NBC’s “Double Standard,” airing tonight at 9 p.m. on Channels 4, 36 and 39, tippy-toes into the illusory world of bigamy.
Robert Foxworth (“Falcon Crest”) plays Leonard Harik--loving father and husband, respected lawyer, soon to be a circuit judge--who weds his secretary/mistress in a bogus ceremony after the birth of their illegitimate daughter. He does this because “anything else would be morally wrong.”
For the next several years, Harik divides his time between two Missouri towns, playing husband and father to two separate families. He has three boys with wife No. 1 (Pamela Bellwood, formerly of “Dynasty”) and seven children by wife No. 2 (Michele Greene of “L.A Law”).

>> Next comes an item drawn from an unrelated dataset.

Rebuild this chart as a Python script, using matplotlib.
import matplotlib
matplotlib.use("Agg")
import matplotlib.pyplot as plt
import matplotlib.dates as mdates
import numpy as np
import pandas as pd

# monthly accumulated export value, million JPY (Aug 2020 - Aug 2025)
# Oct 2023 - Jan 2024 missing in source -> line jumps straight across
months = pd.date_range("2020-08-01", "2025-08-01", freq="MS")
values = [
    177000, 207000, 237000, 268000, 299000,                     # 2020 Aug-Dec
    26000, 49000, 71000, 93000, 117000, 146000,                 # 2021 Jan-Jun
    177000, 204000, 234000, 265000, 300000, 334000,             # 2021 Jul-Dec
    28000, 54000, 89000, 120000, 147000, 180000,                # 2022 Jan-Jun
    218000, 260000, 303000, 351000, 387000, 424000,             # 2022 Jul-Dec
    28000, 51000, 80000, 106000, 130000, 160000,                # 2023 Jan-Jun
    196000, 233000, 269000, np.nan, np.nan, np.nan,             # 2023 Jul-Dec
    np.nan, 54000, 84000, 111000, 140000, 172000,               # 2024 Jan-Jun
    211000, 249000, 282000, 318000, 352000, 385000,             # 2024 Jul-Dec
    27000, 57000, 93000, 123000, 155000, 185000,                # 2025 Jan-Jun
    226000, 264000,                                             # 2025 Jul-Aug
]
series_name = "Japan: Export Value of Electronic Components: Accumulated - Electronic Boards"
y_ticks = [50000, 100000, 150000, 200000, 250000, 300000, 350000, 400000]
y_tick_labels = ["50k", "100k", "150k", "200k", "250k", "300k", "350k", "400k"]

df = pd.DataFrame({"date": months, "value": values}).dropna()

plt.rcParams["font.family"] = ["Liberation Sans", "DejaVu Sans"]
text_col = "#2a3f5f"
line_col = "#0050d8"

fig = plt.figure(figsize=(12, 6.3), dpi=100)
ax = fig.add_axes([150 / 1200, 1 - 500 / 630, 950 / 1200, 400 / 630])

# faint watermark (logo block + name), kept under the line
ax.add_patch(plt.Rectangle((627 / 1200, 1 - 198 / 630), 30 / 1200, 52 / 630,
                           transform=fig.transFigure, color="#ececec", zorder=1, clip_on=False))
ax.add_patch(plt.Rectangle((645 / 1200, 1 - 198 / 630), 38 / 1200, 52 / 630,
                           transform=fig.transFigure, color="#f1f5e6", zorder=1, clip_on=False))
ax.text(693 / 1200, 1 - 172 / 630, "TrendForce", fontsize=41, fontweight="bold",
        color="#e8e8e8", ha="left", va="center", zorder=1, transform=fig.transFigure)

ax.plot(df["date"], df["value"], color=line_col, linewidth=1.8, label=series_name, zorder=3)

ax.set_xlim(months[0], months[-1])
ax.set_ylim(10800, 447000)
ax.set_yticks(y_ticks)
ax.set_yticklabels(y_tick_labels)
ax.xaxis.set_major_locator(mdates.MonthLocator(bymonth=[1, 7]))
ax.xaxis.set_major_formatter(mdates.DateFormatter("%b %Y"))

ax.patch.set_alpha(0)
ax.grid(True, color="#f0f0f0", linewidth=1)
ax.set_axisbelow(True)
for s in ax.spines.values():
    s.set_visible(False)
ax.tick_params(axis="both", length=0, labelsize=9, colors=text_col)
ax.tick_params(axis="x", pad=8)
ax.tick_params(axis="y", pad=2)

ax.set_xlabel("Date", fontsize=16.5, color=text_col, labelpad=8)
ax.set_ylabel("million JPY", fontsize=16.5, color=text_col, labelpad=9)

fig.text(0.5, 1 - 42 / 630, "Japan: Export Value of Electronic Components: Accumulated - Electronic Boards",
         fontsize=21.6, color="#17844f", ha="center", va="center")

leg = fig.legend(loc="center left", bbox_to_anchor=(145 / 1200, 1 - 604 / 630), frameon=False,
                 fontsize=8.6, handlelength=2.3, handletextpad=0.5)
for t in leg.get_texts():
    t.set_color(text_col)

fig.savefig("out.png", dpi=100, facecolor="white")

His double life ends only when his daughter’s tragic death becomes a media event.
Foxworth gives an unshaded performance of a man serene in his wisdom--a sort of bigamist “Father Knows Best"--and Robert Thompson’s teleplay supplies no real insights into why Harik’s vision of his world is so skewed.

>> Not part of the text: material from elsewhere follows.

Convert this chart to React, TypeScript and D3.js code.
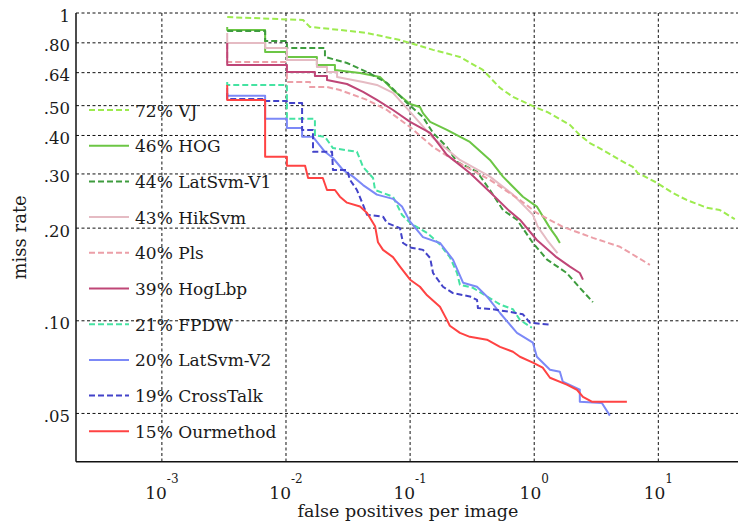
import React from "react";
import * as d3 from "d3";

const W = 738;
const H = 523;

// axis ticks
const yTicks = [1, 0.8, 0.64, 0.5, 0.4, 0.3, 0.2, 0.1, 0.05];
const yTickLabels = ["1", ".80", ".64", ".50", ".40", ".30", ".20", ".10", ".05"];
const xTickExps = [-3, -2, -1, 0, 1];

// legend
const legendLabels = [
  "72% VJ",
  "46% HOG",
  "44% LatSvm-V1",
  "43% HikSvm",
  "40% Pls",
  "39% HogLbp",
  "21% FPDW",
  "20% LatSvm-V2",
  "19% CrossTalk",
  "15% Ourmethod",
];

// series: [false positives per image, miss rate]
const vj: [number, number][] = [
  [0.00336, 0.97], [0.01374, 0.949], [0.0156, 0.901], [0.0272, 0.881], [0.045, 0.861],
  [0.0829, 0.817], [0.1137, 0.787], [0.153, 0.759], [0.252, 0.72], [0.386, 0.653],
  [0.53, 0.571], [0.674, 0.534], [1.01, 0.495], [1.27, 0.477], [1.94, 0.433],
  [2.33, 0.401], [2.81, 0.378], [3.57, 0.359], [4.9, 0.333], [6.23, 0.316],
  [6.84, 0.302], [9.72, 0.281], [13.1, 0.26], [16.9, 0.247], [24.6, 0.233],
  [31.3, 0.229], [41.3, 0.214],
];
const hog: [number, number][] = [
  [0.00336, 0.9], [0.00336, 0.881], [0.00679, 0.881], [0.00679, 0.747], [0.01017, 0.747],
  [0.01017, 0.72], [0.01774, 0.72], [0.01774, 0.678], [0.0248, 0.678], [0.0248, 0.653],
  [0.0395, 0.638], [0.0572, 0.62], [0.0728, 0.562], [0.1, 0.506], [0.12, 0.495],
  [0.127, 0.473], [0.145, 0.443], [0.198, 0.417], [0.303, 0.381], [0.44, 0.333],
  [0.56, 0.294], [0.811, 0.253], [1.05, 0.235], [1.34, 0.2], [1.51, 0.187], [1.61, 0.179],
];
const latSvmV1: [number, number][] = [
  [0.00336, 0.874], [0.00679, 0.874], [0.00679, 0.811], [0.01017, 0.811], [0.01017, 0.77],
  [0.0206, 0.77], [0.0206, 0.72], [0.031, 0.688], [0.045, 0.643], [0.0651, 0.593],
  [0.0945, 0.51], [0.127, 0.459], [0.153, 0.408], [0.198, 0.367], [0.239, 0.328],
  [0.346, 0.305], [0.44, 0.266], [0.56, 0.229], [0.726, 0.213], [0.976, 0.179],
  [1.27, 0.158], [1.83, 0.143], [2.33, 0.128], [2.97, 0.115],
];
const hikSvm: [number, number][] = [
  [0.00336, 0.861], [0.00336, 0.799], [0.00679, 0.799], [0.00679, 0.77], [0.01017, 0.77],
  [0.01017, 0.704], [0.01774, 0.704], [0.01774, 0.668], [0.0214, 0.668], [0.0214, 0.643],
  [0.0258, 0.643], [0.0258, 0.62], [0.0418, 0.597], [0.054, 0.584], [0.0728, 0.55],
  [0.1, 0.477], [0.153, 0.393], [0.252, 0.333], [0.44, 0.294], [0.674, 0.257],
  [0.976, 0.221], [1.07, 0.202], [1.27, 0.183], [1.54, 0.166],
];
const pls: [number, number][] = [
  [0.00336, 0.799], [0.00336, 0.693], [0.01017, 0.693], [0.01017, 0.597], [0.0156, 0.597],
  [0.0156, 0.575], [0.0214, 0.575], [0.0272, 0.562], [0.045, 0.522], [0.0651, 0.484],
  [0.1, 0.426], [0.153, 0.367], [0.239, 0.328], [0.44, 0.287], [0.767, 0.247],
  [1.05, 0.224], [1.7, 0.202], [2.97, 0.186], [4.9, 0.174], [8.55, 0.152],
];
const hogLbp: [number, number][] = [
  [0.00336, 0.799], [0.00336, 0.678], [0.01017, 0.678], [0.01017, 0.643], [0.0171, 0.643],
  [0.0171, 0.624], [0.0214, 0.624], [0.0214, 0.606], [0.031, 0.588], [0.0418, 0.554],
  [0.054, 0.522], [0.0728, 0.484], [0.1, 0.443], [0.145, 0.408], [0.198, 0.346],
  [0.303, 0.302], [0.44, 0.262], [0.626, 0.228], [0.767, 0.213], [1.05, 0.183],
  [1.51, 0.161], [1.94, 0.15], [2.33, 0.143], [2.47, 0.136],
];
const fpdw: [number, number][] = [
  [0.00336, 0.597], [0.00336, 0.584], [0.01017, 0.584], [0.01017, 0.453], [0.0171, 0.453],
  [0.0171, 0.401], [0.0206, 0.396], [0.0239, 0.364], [0.0373, 0.354], [0.0418, 0.316],
  [0.0503, 0.291], [0.0522, 0.266], [0.0728, 0.253], [0.086, 0.221], [0.1, 0.208],
  [0.137, 0.193], [0.174, 0.177], [0.209, 0.161], [0.239, 0.143], [0.252, 0.131],
  [0.321, 0.128], [0.416, 0.12], [0.53, 0.113], [0.674, 0.109], [0.767, 0.1007], [0.958, 0.0949],
];
const latSvmV2: [number, number][] = [
  [0.00336, 0.571], [0.00336, 0.538], [0.00679, 0.538], [0.00679, 0.453], [0.01017, 0.453],
  [0.01017, 0.423], [0.01348, 0.423], [0.01348, 0.396], [0.0165, 0.396], [0.0206, 0.354],
  [0.0239, 0.338], [0.0288, 0.309], [0.0347, 0.294], [0.0418, 0.276], [0.054, 0.257],
  [0.0728, 0.249], [0.086, 0.235], [0.1, 0.21], [0.127, 0.187], [0.174, 0.179],
  [0.2215, 0.158], [0.267, 0.133], [0.346, 0.129], [0.416, 0.12], [0.53, 0.106],
  [0.726, 0.0914], [0.976, 0.0849], [1.05, 0.0764], [1.34, 0.0693], [1.61, 0.0683],
  [1.7, 0.0634], [2.33, 0.0597], [2.33, 0.0546], [3.51, 0.0541], [4.07, 0.0492],
];
const crossTalk: [number, number][] = [
  [0.00336, 0.55], [0.00336, 0.526], [0.00679, 0.526], [0.00679, 0.518], [0.01017, 0.518],
  [0.01017, 0.51], [0.01348, 0.51], [0.01348, 0.417], [0.0165, 0.417], [0.0165, 0.354],
  [0.0235, 0.354], [0.0239, 0.309], [0.031, 0.309], [0.0328, 0.287], [0.0373, 0.266],
  [0.0418, 0.238], [0.045, 0.221], [0.0605, 0.218], [0.0651, 0.208], [0.0829, 0.2],
  [0.0877, 0.179], [0.1, 0.173], [0.127, 0.17], [0.145, 0.16], [0.153, 0.143],
  [0.184, 0.129], [0.2215, 0.123], [0.303, 0.12], [0.346, 0.117], [0.352, 0.11],
  [0.465, 0.109], [0.626, 0.107], [0.811, 0.105], [0.923, 0.0986], [1.38, 0.097],
];
const ourMethod: [number, number][] = [
  [0.00336, 0.584], [0.00336, 0.522], [0.00679, 0.522], [0.00679, 0.341], [0.01017, 0.341],
  [0.01017, 0.319], [0.01425, 0.319], [0.01507, 0.291], [0.0198, 0.291], [0.0214, 0.266],
  [0.0248, 0.266], [0.0272, 0.253], [0.031, 0.242], [0.0395, 0.235], [0.045, 0.224],
  [0.0522, 0.203], [0.0551, 0.18], [0.0605, 0.17], [0.0728, 0.161], [0.0829, 0.15],
  [0.1, 0.136], [0.12, 0.129], [0.137, 0.121], [0.174, 0.111], [0.198, 0.1007],
  [0.209, 0.0964], [0.252, 0.0914], [0.303, 0.0887], [0.416, 0.0868], [0.53, 0.0823],
  [0.674, 0.0793], [0.767, 0.0764], [0.976, 0.0731], [1.17, 0.0704], [1.34, 0.0653],
  [1.83, 0.062], [2.21, 0.0597], [2.47, 0.0566], [2.91, 0.0546], [5.58, 0.0546],
];

const seriesData = [vj, hog, latSvmV1, hikSvm, pls, hogLbp, fpdw, latSvmV2, crossTalk, ourMethod];
const seriesColors = [
  "#9DEB4F", "#6CC645", "#3E9C3E", "#E5BBC3", "#EC9FA8",
  "#BF4677", "#45E3A2", "#7C89F7", "#4343C9", "#FF4343",
];
const seriesDashed = [true, false, true, false, true, false, true, false, true, false];

export default function App() {
  const left = 76;
  const right = 738;
  const top = 13;
  const bottom = 461.7;

  const x = d3.scaleLog().domain([Math.pow(10, -3.692), Math.pow(10, 1.642)]).range([left, right]);
  const y = d3.scaleLog().domain([0.03485, 1]).range([bottom, top]);

  const line = d3
    .line<[number, number]>()
    .x((d) => x(d[0]))
    .y((d) => y(d[1]));

  const font = "'DejaVu Serif', serif";
  const textColor = "#1a1a1a";
  const gridDash = "3,2.5";

  const legendX0 = 89;
  const legendX1 = 129;
  const legendTextX = 135;
  const legendY0 = 110;
  const legendStep = 35.7;

  return (
    <svg
      width={W}
      height={H}
      style={{ position: "absolute", left: 0, top: 0, background: "#fff" }}
      fontFamily={font}
    >
      <rect x={0} y={0} width={W} height={H} fill="#fff" />
      <defs>
        <clipPath id="plotClip">
          <rect x={left} y={top - 2} width={right - left} height={bottom - top + 2} />
        </clipPath>
      </defs>

      {/* horizontal grid */}
      {yTicks.map((t) => (
        <line
          key={"hg" + t}
          x1={left}
          x2={right}
          y1={y(t)}
          y2={y(t)}
          stroke="#111"
          strokeWidth={1}
          strokeDasharray={gridDash}
        />
      ))}
      {/* vertical grid */}
      {xTickExps.map((e) => (
        <line
          key={"vg" + e}
          x1={x(Math.pow(10, e))}
          x2={x(Math.pow(10, e))}
          y1={top}
          y2={bottom}
          stroke="#111"
          strokeWidth={1}
          strokeDasharray={gridDash}
        />
      ))}

      {/* axes */}
      <line x1={left} x2={left} y1={top} y2={bottom} stroke="#111" strokeWidth={1.5} />
      <line x1={left} x2={right} y1={bottom} y2={bottom} stroke="#111" strokeWidth={1.5} />

      {/* y tick labels */}
      {yTicks.map((t, i) => (
        <text
          key={"yl" + t}
          x={70}
          y={y(t) + 8.5}
          textAnchor="end"
          fontSize={16.5}
          fill={textColor}
        >
          {yTickLabels[i]}
        </text>
      ))}

      {/* x tick labels */}
      {xTickExps.map((e) => (
        <text
          key={"xl" + e}
          x={x(Math.pow(10, e))}
          y={498.5}
          textAnchor="middle"
          fontSize={17}
          fill={textColor}
        >
          <tspan>10</tspan>
          <tspan dy={-16} fontSize={12}>
            {String(e)}
          </tspan>
        </text>
      ))}

      {/* axis titles */}
      <text x={408} y={517} textAnchor="middle" fontSize={17.5} fill={textColor}>
        false positives per image
      </text>
      <text
        transform={`translate(26, ${(top + bottom) / 2}) rotate(-90)`}
        textAnchor="middle"
        fontSize={18}
        fill={textColor}
      >
        miss rate
      </text>

      {/* curves */}
      <g clipPath="url(#plotClip)">
        {seriesData.map((s, i) => (
          <path
            key={"s" + i}
            d={line(s) || ""}
            fill="none"
            stroke={seriesColors[i]}
            strokeWidth={2}
            strokeDasharray={seriesDashed[i] ? "6,3" : undefined}
            strokeLinejoin="round"
          />
        ))}
      </g>

      {/* legend */}
      {legendLabels.map((lab, i) => {
        const ly = legendY0 + i * legendStep;
        return (
          <g key={"lg" + i}>
            <line
              x1={legendX0}
              x2={legendX1}
              y1={ly}
              y2={ly}
              stroke={seriesColors[i]}
              strokeWidth={2}
              strokeDasharray={seriesDashed[i] ? "6,3" : undefined}
            />
            <text x={legendTextX} y={ly + 6.5} fontSize={17} fill={textColor}>
              {lab}
            </text>
          </g>
        );
      })}
    </svg>
  );
}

Foxworth also falls victim to director (and executive producer) Louis Rudolph’s penchant for excruciatingly banal closeups that make sure viewers don’t miss Harik’s, gulp, meaningful hesitation when he’s about to lie.

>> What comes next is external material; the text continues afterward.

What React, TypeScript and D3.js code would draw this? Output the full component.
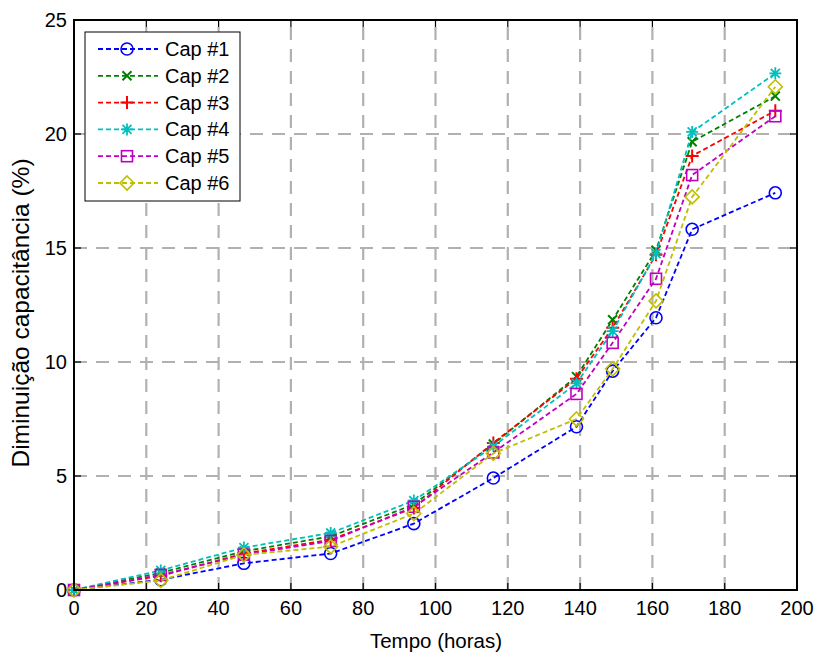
import React, { useEffect, useRef } from "react";
import * as d3 from "d3";

const hours = [0, 24, 47, 71, 94, 116, 139, 149, 161, 171, 194];
const cap1 = [0, 0.45, 1.17, 1.6, 2.91, 4.91, 7.16, 9.6, 11.94, 15.82, 17.42];
const cap2 = [0, 0.75, 1.7, 2.35, 3.75, 6.4, 9.36, 11.85, 14.9, 19.66, 21.66];
const cap3 = [0, 0.62, 1.6, 2.2, 3.6, 6.45, 9.27, 11.5, 14.7, 19.04, 21.02];
const cap4 = [0, 0.86, 1.86, 2.5, 3.92, 6.3, 9.06, 11.35, 14.75, 20.09, 22.66];
const cap5 = [0, 0.66, 1.55, 2.15, 3.65, 6.03, 8.6, 10.84, 13.65, 18.2, 20.78];
const cap6 = [0, 0.42, 1.54, 1.9, 3.35, 5.99, 7.5, 9.7, 12.68, 17.24, 22.07];
const seriesNames = ["Cap #1", "Cap #2", "Cap #3", "Cap #4", "Cap #5", "Cap #6"];
const seriesValues = [cap1, cap2, cap3, cap4, cap5, cap6];
const seriesColors = ["#0000ff", "#008000", "#ff0000", "#00bfbf", "#bf00bf", "#bfbf00"];
const seriesMarkers = ["circle", "x", "plus", "star", "square", "diamond"];
const xTicks = [0, 20, 40, 60, 80, 100, 120, 140, 160, 180, 200];
const yTicks = [0, 5, 10, 15, 20, 25];
const xLabel = "Tempo (horas)";
const yLabel = "Diminuição capacitância (%)";

const W = 814, H = 654;
const M = { left: 74, right: 797, top: 20, bottom: 590 };
const FONT = "Liberation Sans, Arial, Helvetica, sans-serif";

function drawMarker(g: any, type: string, cx: number, cy: number, color: string) {
  const sw = 1.6;
  if (type === "circle") {
    g.append("circle").attr("cx", cx).attr("cy", cy).attr("r", 6)
      .attr("fill", "none").attr("stroke", color).attr("stroke-width", sw);
  } else if (type === "square") {
    g.append("rect").attr("x", cx - 5.5).attr("y", cy - 5.5).attr("width", 11).attr("height", 11)
      .attr("fill", "none").attr("stroke", color).attr("stroke-width", sw);
  } else if (type === "diamond") {
    g.append("path").attr("d", `M${cx},${cy - 7}L${cx + 7},${cy}L${cx},${cy + 7}L${cx - 7},${cy}Z`)
      .attr("fill", "none").attr("stroke", color).attr("stroke-width", sw);
  } else if (type === "x") {
    const s = 4.5;
    g.append("path").attr("d", `M${cx - s},${cy - s}L${cx + s},${cy + s}M${cx - s},${cy + s}L${cx + s},${cy - s}`)
      .attr("stroke", color).attr("stroke-width", 2);
  } else if (type === "plus") {
    const s = 6.5;
    g.append("path").attr("d", `M${cx - s},${cy}L${cx + s},${cy}M${cx},${cy - s}L${cx},${cy + s}`)
      .attr("stroke", color).attr("stroke-width", 2);
  } else if (type === "star") {
    const s = 6, d = 4.5;
    g.append("path").attr("d", `M${cx - s},${cy}L${cx + s},${cy}M${cx},${cy - s}L${cx},${cy + s}M${cx - d},${cy - d}L${cx + d},${cy + d}M${cx - d},${cy + d}L${cx + d},${cy - d}`)
      .attr("stroke", color).attr("stroke-width", 1.8);
  }
}

export default function App() {
  const ref = useRef<SVGSVGElement>(null);
  useEffect(() => {
    const svg = d3.select(ref.current);
    svg.selectAll("*").remove();
    const x = d3.scaleLinear().domain([0, 200]).range([M.left, M.right]);
    const y = d3.scaleLinear().domain([0, 25]).range([M.bottom, M.top]);

    svg.append("rect").attr("x", M.left).attr("y", M.top).attr("width", M.right - M.left)
      .attr("height", M.bottom - M.top).attr("fill", "#fff");

    // grid
    const grid = svg.append("g").attr("stroke", "#b3b0b0").attr("stroke-width", 2.2)
      .attr("stroke-dasharray", "13,9");
    xTicks.slice(1, -1).forEach((t) => {
      grid.append("line").attr("x1", x(t)).attr("x2", x(t)).attr("y1", M.bottom).attr("y2", M.top);
    });
    yTicks.slice(1, -1).forEach((t) => {
      grid.append("line").attr("x1", M.left).attr("x2", M.right).attr("y1", y(t)).attr("y2", y(t));
    });

    // ticks inward
    const tk = svg.append("g").attr("stroke", "#000").attr("stroke-width", 1.2);
    xTicks.forEach((t) => {
      tk.append("line").attr("x1", x(t)).attr("x2", x(t)).attr("y1", M.bottom).attr("y2", M.bottom - 7);
      tk.append("line").attr("x1", x(t)).attr("x2", x(t)).attr("y1", M.top).attr("y2", M.top + 7);
    });
    yTicks.forEach((t) => {
      tk.append("line").attr("x1", M.left).attr("x2", M.left + 7).attr("y1", y(t)).attr("y2", y(t));
      tk.append("line").attr("x1", M.right).attr("x2", M.right - 7).attr("y1", y(t)).attr("y2", y(t));
    });

    // series
    const line = d3.line<number>().x((_, i) => x(hours[i])).y((v) => y(v));
    seriesValues.forEach((vals, si) => {
      const g = svg.append("g");
      g.append("path").attr("d", line(vals)).attr("fill", "none")
        .attr("stroke", seriesColors[si]).attr("stroke-width", 1.8).attr("stroke-dasharray", "5,3");
      vals.forEach((v, i) => drawMarker(g, seriesMarkers[si], x(hours[i]), y(v), seriesColors[si]));
    });

    // box
    svg.append("rect").attr("x", M.left).attr("y", M.top).attr("width", M.right - M.left)
      .attr("height", M.bottom - M.top).attr("fill", "none").attr("stroke", "#000").attr("stroke-width", 2);

    // tick labels
    xTicks.forEach((t) => {
      svg.append("text").attr("x", x(t)).attr("y", M.bottom + 25).attr("text-anchor", "middle")
        .attr("font-family", FONT).attr("font-size", 20).text(String(t));
    });
    yTicks.forEach((t) => {
      svg.append("text").attr("x", M.left - 7).attr("y", y(t) + 7).attr("text-anchor", "end")
        .attr("font-family", FONT).attr("font-size", 20).text(String(t));
    });

    svg.append("text").attr("x", 436).attr("y", 648).attr("text-anchor", "middle")
      .attr("font-family", FONT).attr("font-size", 20.5).text(xLabel);
    svg.append("text").attr("transform", `translate(29,${(M.top + M.bottom) / 2 + 8}) rotate(-90)`)
      .attr("text-anchor", "middle").attr("font-family", FONT).attr("font-size", 24.5).text(yLabel);

    // legend
    const lg = svg.append("g");
    lg.append("rect").attr("x", 85).attr("y", 32).attr("width", 155).attr("height", 169)
      .attr("fill", "#fff").attr("stroke", "#000").attr("stroke-width", 1);
    seriesNames.forEach((name, i) => {
      const cy = 49 + i * 26.8;
      lg.append("line").attr("x1", 98).attr("x2", 158).attr("y1", cy).attr("y2", cy)
        .attr("stroke", seriesColors[i]).attr("stroke-width", 1.8).attr("stroke-dasharray", "5,3");
      drawMarker(lg, seriesMarkers[i], 127, cy, seriesColors[i]);
      lg.append("text").attr("x", 165).attr("y", cy + 7).attr("font-family", FONT)
        .attr("font-size", 20).text(name);
    });
  }, []);
  return (
    <svg ref={ref} width={W} height={H} style={{ position: "absolute", left: 0, top: 0, background: "#fff" }} />
  );
}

Bellwood comes out best here, eschewing high drama to quietly underscore her anguish when she finally discovers the truth. Christianne Hirt and James Kee as two of the older children have a few good moments as well.
A more interesting film might have been to explore why wife No. 2, who knew from the beginning about family No. 1, was willing to live such a curtailed life. Greene’s version is of a rather simple, undereducated young woman whose acceptance of the situation borders on the bovine.
The film touts that it was “inspired by a true story.” “Inspired” isn’t quite the word that comes to mind after viewing this sudsy saga.